Courthouse workThe State Historical Society of North Dakota is moving ahead with fixes to the historic Stutsman County Courthouse following an inspection that identified moisture as the building’s primary problem.
By: Kari Lucin, The Jamestown Sun
The State Historical Society of North Dakota is moving ahead with fixes to the historic Stutsman County Courthouse following an inspection that identified moisture as the building’s primary problem.
“The things that we’re doing now should help with that, but we’ll probably also need to get some dehumidifiers in the basement,” said Fern Swenson, director of the Archaeology and Historic Preservation Division of the SHSND.
The SHSND owns the historic 1883 building and received $60,000 in emergency historical funds from the state’s Emergency Commission in June to begin interior repairs.
The funds came after Stutsman County officials voiced concern about the old courthouse’s remaining connections with the new courthouse, which could have potentially allowed mold from the old building into the new building, which houses the county’s offices.
Later, a study from Badlands Environmental Consultants Inc. based on samples taken June 5 showed that the old courthouse did have mold, but it had not gotten into the new building.
Work has begun
Some work on the historic courthouse has already been done since June 20, when North Dakota Department of Health environmental scientist Sandi Washek did a three-hour indoor air quality inspection of the building.

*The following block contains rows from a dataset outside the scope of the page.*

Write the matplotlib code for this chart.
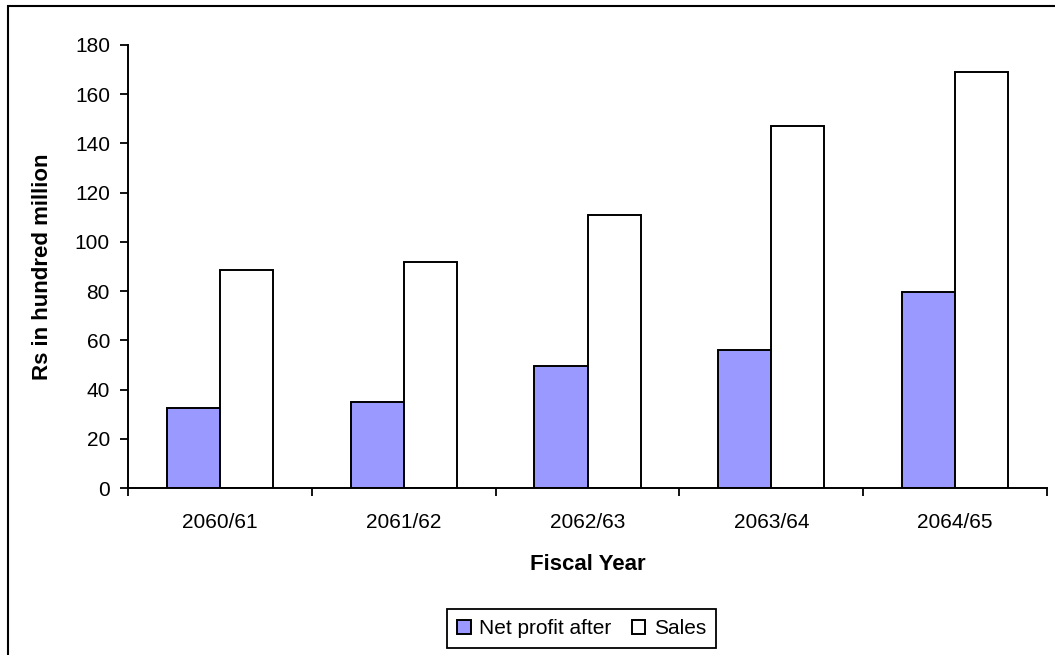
import matplotlib.pyplot as plt
from matplotlib.patches import Rectangle
import numpy as np

# data
years = ['2060/61', '2061/62', '2062/63', '2063/64', '2064/65']
net_profit = [32.5, 35, 49.6, 56, 79.6]
sales = [88.5, 92, 110.8, 147.1, 169]

plt.rcParams['font.family'] = ['Liberation Sans', 'DejaVu Sans']

fig = plt.figure(figsize=(10.55, 6.55), dpi=100)
ax = fig.add_axes([128 / 1055, 1 - 488 / 655, 919 / 1055, 443 / 655])

x = np.arange(len(years))
w = 0.2885
b1 = ax.bar(x - w / 2, net_profit, w, color='#9999FF', edgecolor='black', linewidth=1.4, label='Net profit after')
b2 = ax.bar(x + w / 2, sales, w, color='white', edgecolor='black', linewidth=1.4, label='Sales')

ax.set_xlim(-0.5, len(years) - 0.5)
ax.set_ylim(0, 180)
ax.set_yticks(range(0, 181, 20))
ax.set_xticks(x)
ax.set_xticklabels(years)
ax.set_xticks(np.arange(-0.5, len(years)), minor=True)
ax.tick_params(axis='x', which='major', length=0, pad=18, labelsize=15)
ax.tick_params(axis='x', which='minor', length=6, width=1.3, direction='out')
ax.tick_params(axis='y', length=6, width=1.3, direction='out', pad=7, labelsize=15)

for s in ['top', 'right']:
    ax.spines[s].set_visible(False)
for s in ['left', 'bottom']:
    ax.spines[s].set_linewidth(1.4)

ax.set_xlabel('Fiscal Year', fontsize=16, fontweight='bold', labelpad=16)
ax.set_ylabel('Rs in hundred million', fontsize=16, fontweight='bold')
ax.yaxis.set_label_coords(-(128 - 53) / 919, 0.5)

leg = fig.legend(handles=[b1, b2], loc='center', bbox_to_anchor=(581.5 / 1055, 1 - 628.5 / 655),
                 ncol=2, fontsize=15, fancybox=False, edgecolor='black', framealpha=1,
                 handlelength=0.65, handleheight=0.65, handletextpad=0.4, columnspacing=1.0,
                 borderpad=0.5, borderaxespad=0)
leg.get_frame().set_linewidth(1.3)

# outer chart frame (runs off the right and bottom edges)
fig.patches.append(Rectangle((8 / 1055, -0.2), 1.5, 1.2 - 5.5 / 655, transform=fig.transFigure,
                             fill=False, edgecolor='black', linewidth=1.5))

fig.savefig('out.png', dpi=100)
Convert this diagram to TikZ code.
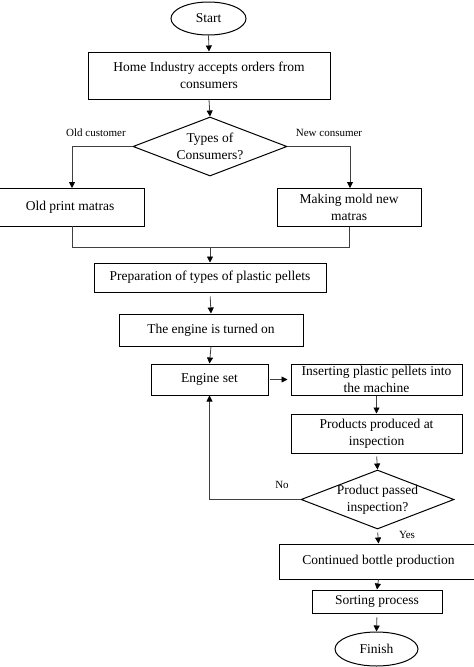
\documentclass[tikz,border=0pt]{standalone}
\usepackage{fontspec}
\setmainfont{Liberation Serif}
\usetikzlibrary{shapes.geometric,arrows.meta}
\begin{document}
\begin{tikzpicture}[x=1pt,y=-1pt,
  every node/.style={font=\fontsize{13.5}{17}\selectfont, align=center, inner sep=0pt},
  box/.style={draw=black, line width=1pt, rectangle},
  term/.style={draw=black, line width=1pt, ellipse},
  decision/.style={draw=black, line width=1pt, diamond},
  lbl/.style={font=\fontsize{11}{13}\selectfont},
  conn/.style={draw=black!75, line width=0.8pt, -{Triangle[width=6pt,length=6pt,color=black]}},
  plain/.style={draw=black!75, line width=0.8pt}]
\useasboundingbox (0,0) rectangle (474,667);
\begin{scope}
\clip (0,0) rectangle (474,667);
\node[term, minimum width=75pt, minimum height=33pt] (start) at (208.5,18.5) {Start};
\node[box, minimum width=242pt, minimum height=47pt] (home) at (209,75.5) {Home Industry accepts orders from\\consumers};
\node[decision, minimum width=154pt, minimum height=59pt, label={[align=center]center:Types of\\Consumers?}] (type) at (210,146.5) {};
\node[box, minimum width=148pt, minimum height=38pt] (old) at (70,207) {Old print matras};
\node[box, minimum width=144pt, minimum height=38pt] (new) at (349,207) {Making mold new\\matras};
\node[box, minimum width=232pt, minimum height=29pt] (prep) at (210,277.5) {Preparation of types of plastic pellets};
\node[box, minimum width=184pt, minimum height=32pt] (on) at (211,330) {The engine is turned on};
\node[box, minimum width=117pt, minimum height=31pt] (set) at (209.5,379.5) {Engine set};
\node[box, minimum width=171pt, minimum height=31pt] (insert) at (376.5,379.5) {Inserting plastic pellets into\\the machine};
\node[box, minimum width=171pt, minimum height=39pt] (prod) at (376.5,433.5) {Products produced at\\inspection};
\node[decision, minimum width=153pt, minimum height=59pt, label={[align=center]center:Product passed\\inspection?}] (pass) at (377.5,499.5) {};
\node[box, minimum width=199pt, minimum height=35pt] (cont) at (378.5,561.5) {Continued bottle production};
\node[box, minimum width=130pt, minimum height=23pt] (sort) at (377,601.5) {Sorting process};
\node[term, minimum width=83pt, minimum height=34pt] (finish) at (376.5,649) {Finish};
\end{scope}
\coordinate (merge) at (210,247);
\coordinate (oldtop) at (72,188);
\coordinate (newtop) at (350,188);
\coordinate (oldbot) at (72,226);
\draw[conn] (start.south) -- (home.north);
\draw[conn] (home.south) -- (type.north);
\draw[conn] (type.west) -| (oldtop);
\draw[conn] (type.east) -| (newtop);
\node[lbl] (lold) at (96,133) {Old customer};
\node[lbl] (lnew) at (329,133) {New consumer};
\draw[plain] (oldbot) |- (merge);
\draw[plain] (new.south) |- (merge);
\draw[conn] (merge) -- (prep.north);
\draw[conn, shorten <=4pt] (prep.south) -- (on.north);
\draw[conn] (on.south) -- (set.north);
\draw[conn, shorten <=1pt, shorten >=3pt] (set.east) -- (insert.west);
\draw[conn] (insert.south) -- (prod.north);
\draw[conn, shorten <=3pt] (prod.south) -- (pass.north);
\draw[conn] (pass.west) -| (set.south);
\node[lbl] (lno) at (282,485) {No};
\draw[conn, shorten <=3pt] (pass.south) -- (cont.north);
\node[lbl] (lyes) at (407,535) {Yes};
\draw[conn] (cont.south) -- (sort.north);
\draw[conn, shorten <=4pt] (sort.south) -- (finish.north);
\end{tikzpicture}
\end{document}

This past week, contractors worked on the masonry wall between the old and new courthouses, replacing the wall that had a small hole in it with a wall built with concrete blocks. Building the wall cost about $6,000.
Previously, all the electrical issues were taken care of, Swenson said, with excess wiring removed.
Future plans include fixing the landscaping around the building and extending the downspouts — both tactics meant to prevent water from getting into the old courthouse.
Next week, Swenson said, bids will be opened for asbestos abatement in the old courthouse, which the SHSND hopes will begin and be completed this fall.
“Part of that project, too, is for the mold,” Swenson said. “It will take care of the mold, asbestos and lead-based paint in the basement.”
The work in the old courthouse is consistent with the recommendations Washek made in her report following the inspection in June.
“What they need to do is control the moisture, clean out the basement, and … the wet and damaged material in the basement, and turn around and deal with the water intrusion issue,” Washek said, summarizing the most important parts of her written report during an interview. “That’s the biggest things — control moisture and clean up what they have on site.”
Halting mold and moisture
The report features notes on the exterior and interior features of the courthouse, including the main floor, second floor and balcony as well as the basement.
It also includes a section about moisture and mold, asbestos and lead-based paint, as well as a set of 13 recommendations.
Most of the recommendations involve moisture and mold prevention, mitigation and removal.
“In an effort to improve and maintain good air quality, the Department suggests that the following recommendations be considered and, if practical, implemented as soon as possible,” Washek wrote.
Washek recommended that the SHSND:
* Re-landscape around the old courthouse building to enable water to move away from the building foundation.
* Install extensions on the downspouts to move water away from the building.
* Install solid covers on window wells to prevent moisture from entering the basement.
* Abate all asbestos in the basement before mold remediation begins. Inspect the basement wall plaster to see if it contains asbestos.
* Remove all moldy and water-damaged building material that is nonstructural, and clean, dry and sterilize the area.
* Cover the basement floor with concrete and add an interior drain-tile system to control water drainage. Inspect the rock foundation.
* Remove all carpet throughout the building.
* Install a dehumidifier if necessary.
* Inspect and drain all water pipes and radiator lines in the building. Plug all plumbing penetrations.
* Remove debris and vacuum the stairs in the bell loft. Clean the dust and debris from all rooms in the building.
* Penetrations between the old courthouse and the annex need to be permanently sealed.
Stutsman County Auditor/Chief Operating Officer Casey Bradley said he had not had any contact with the SHSND since the June 20 inspection, adding the county would appreciate receiving an anticipated work schedule.
“It’s up to the historical society and their board to go on from here and decide what they want to do with it,” Washek said.